▶ _Stated task_
Give all the lines below again, exactly, with no pictures.

▶ _Data section_
▼
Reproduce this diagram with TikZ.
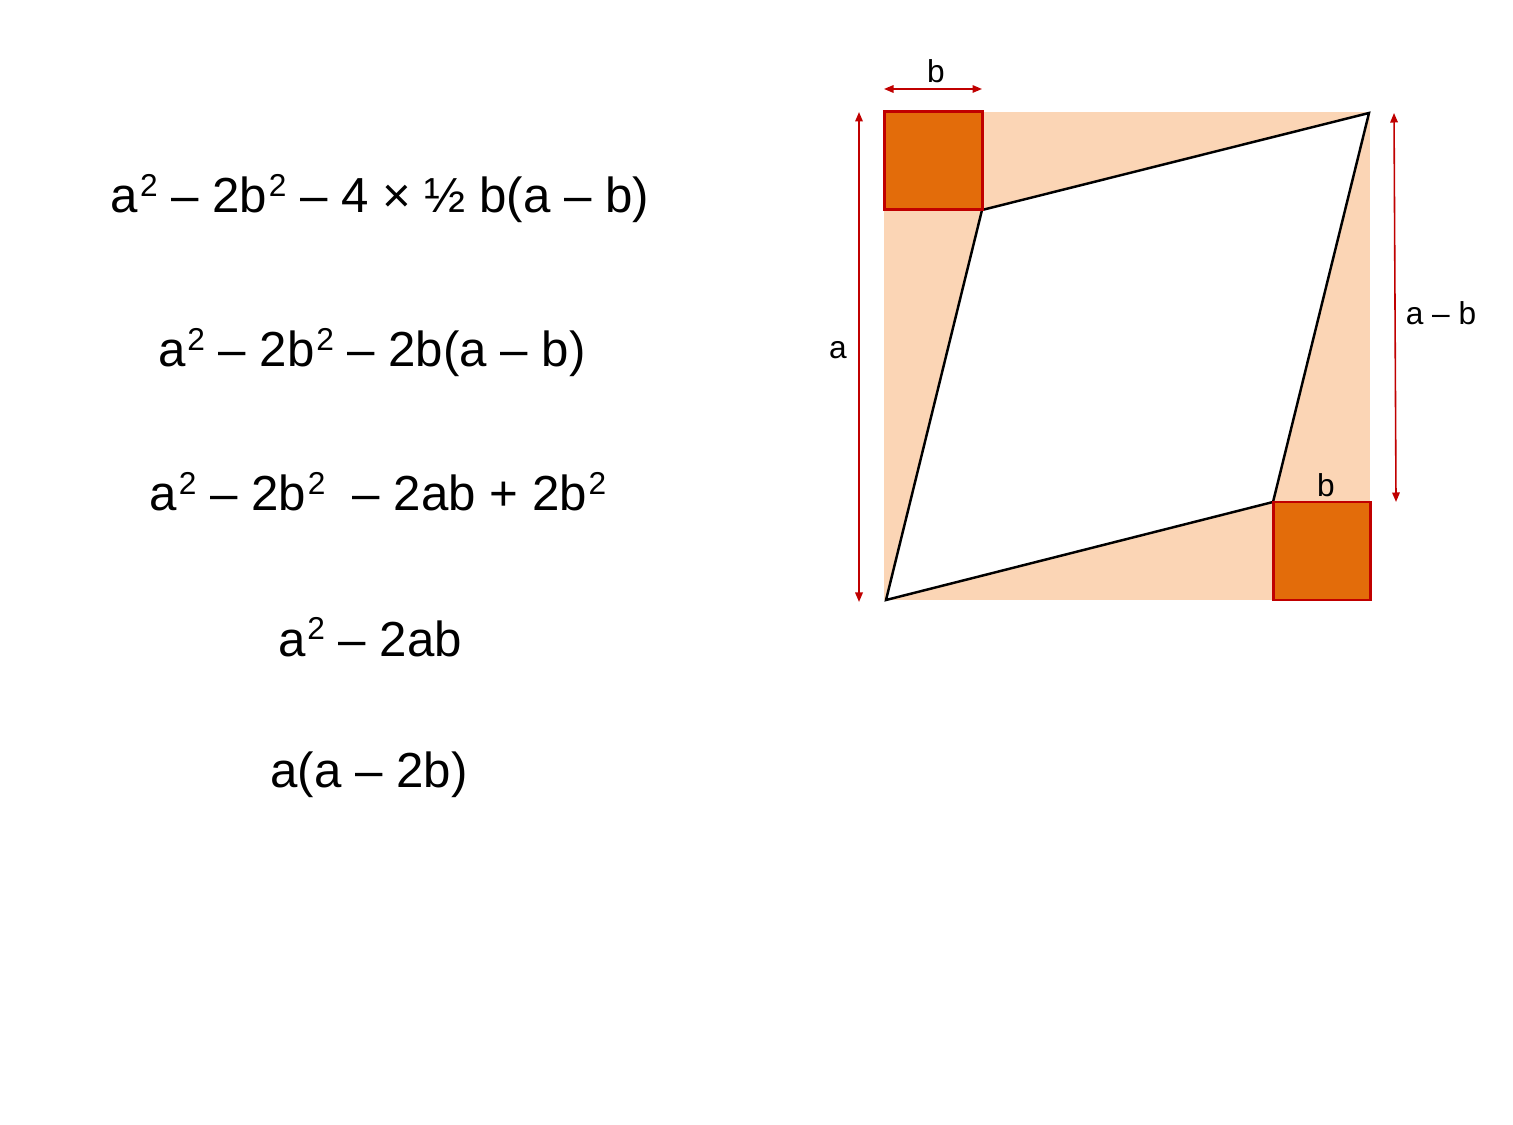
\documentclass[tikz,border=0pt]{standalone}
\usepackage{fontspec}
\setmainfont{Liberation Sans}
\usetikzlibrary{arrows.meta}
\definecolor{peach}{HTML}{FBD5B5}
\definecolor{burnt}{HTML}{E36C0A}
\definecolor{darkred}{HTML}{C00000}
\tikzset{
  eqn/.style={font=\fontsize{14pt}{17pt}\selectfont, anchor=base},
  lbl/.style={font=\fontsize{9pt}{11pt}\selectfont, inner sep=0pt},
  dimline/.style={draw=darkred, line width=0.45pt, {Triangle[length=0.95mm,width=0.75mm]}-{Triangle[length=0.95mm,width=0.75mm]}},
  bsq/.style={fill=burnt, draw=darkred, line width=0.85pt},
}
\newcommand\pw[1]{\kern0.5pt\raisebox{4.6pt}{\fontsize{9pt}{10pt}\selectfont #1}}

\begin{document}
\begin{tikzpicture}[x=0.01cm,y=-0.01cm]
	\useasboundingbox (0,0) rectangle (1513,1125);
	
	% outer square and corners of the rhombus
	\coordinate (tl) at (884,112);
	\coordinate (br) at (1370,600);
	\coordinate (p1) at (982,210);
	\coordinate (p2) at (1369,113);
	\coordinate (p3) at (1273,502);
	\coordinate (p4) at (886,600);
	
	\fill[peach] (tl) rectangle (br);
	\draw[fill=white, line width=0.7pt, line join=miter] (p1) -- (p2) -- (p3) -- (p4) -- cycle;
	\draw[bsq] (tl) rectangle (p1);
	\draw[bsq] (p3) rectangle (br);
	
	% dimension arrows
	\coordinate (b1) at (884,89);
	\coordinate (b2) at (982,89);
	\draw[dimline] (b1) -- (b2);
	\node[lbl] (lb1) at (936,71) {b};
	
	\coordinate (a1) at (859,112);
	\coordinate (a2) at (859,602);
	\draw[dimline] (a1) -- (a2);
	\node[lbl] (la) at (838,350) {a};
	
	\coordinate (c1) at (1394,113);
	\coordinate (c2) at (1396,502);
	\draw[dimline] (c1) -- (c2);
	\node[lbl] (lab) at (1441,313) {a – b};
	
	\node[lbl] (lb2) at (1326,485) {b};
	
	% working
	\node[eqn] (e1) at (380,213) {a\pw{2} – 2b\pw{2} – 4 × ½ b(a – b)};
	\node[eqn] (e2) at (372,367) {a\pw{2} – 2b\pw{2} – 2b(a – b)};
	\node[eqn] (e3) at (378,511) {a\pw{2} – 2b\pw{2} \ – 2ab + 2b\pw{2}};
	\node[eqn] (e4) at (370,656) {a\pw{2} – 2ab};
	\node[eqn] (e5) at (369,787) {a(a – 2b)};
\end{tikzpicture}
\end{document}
▲
▶ _Task result_
Reproduce this diagram with TikZ.
\documentclass[tikz,border=0pt]{standalone}
\usepackage{fontspec}
\setmainfont{Liberation Sans}
\usetikzlibrary{arrows.meta}
\definecolor{peach}{HTML}{FBD5B5}
\definecolor{burnt}{HTML}{E36C0A}
\definecolor{darkred}{HTML}{C00000}
\tikzset{
  eqn/.style={font=\fontsize{14pt}{17pt}\selectfont, anchor=base},
  lbl/.style={font=\fontsize{9pt}{11pt}\selectfont, inner sep=0pt},
  dimline/.style={draw=darkred, line width=0.45pt, {Triangle[length=0.95mm,width=0.75mm]}-{Triangle[length=0.95mm,width=0.75mm]}},
  bsq/.style={fill=burnt, draw=darkred, line width=0.85pt},
}
\newcommand\pw[1]{\kern0.5pt\raisebox{4.6pt}{\fontsize{9pt}{10pt}\selectfont #1}}

\begin{document}
\begin{tikzpicture}[x=0.01cm,y=-0.01cm]
	\useasboundingbox (0,0) rectangle (1513,1125);
	
	% outer square and corners of the rhombus
	\coordinate (tl) at (884,112);
	\coordinate (br) at (1370,600);
	\coordinate (p1) at (982,210);
	\coordinate (p2) at (1369,113);
	\coordinate (p3) at (1273,502);
	\coordinate (p4) at (886,600);
	
	\fill[peach] (tl) rectangle (br);
	\draw[fill=white, line width=0.7pt, line join=miter] (p1) -- (p2) -- (p3) -- (p4) -- cycle;
	\draw[bsq] (tl) rectangle (p1);
	\draw[bsq] (p3) rectangle (br);
	
	% dimension arrows
	\coordinate (b1) at (884,89);
	\coordinate (b2) at (982,89);
	\draw[dimline] (b1) -- (b2);
	\node[lbl] (lb1) at (936,71) {b};
	
	\coordinate (a1) at (859,112);
	\coordinate (a2) at (859,602);
	\draw[dimline] (a1) -- (a2);
	\node[lbl] (la) at (838,350) {a};
	
	\coordinate (c1) at (1394,113);
	\coordinate (c2) at (1396,502);
	\draw[dimline] (c1) -- (c2);
	\node[lbl] (lab) at (1441,313) {a – b};
	
	\node[lbl] (lb2) at (1326,485) {b};
	
	% working
	\node[eqn] (e1) at (380,213) {a\pw{2} – 2b\pw{2} – 4 × ½ b(a – b)};
	\node[eqn] (e2) at (372,367) {a\pw{2} – 2b\pw{2} – 2b(a – b)};
	\node[eqn] (e3) at (378,511) {a\pw{2} – 2b\pw{2} \ – 2ab + 2b\pw{2}};
	\node[eqn] (e4) at (370,656) {a\pw{2} – 2ab};
	\node[eqn] (e5) at (369,787) {a(a – 2b)};
\end{tikzpicture}
\end{document}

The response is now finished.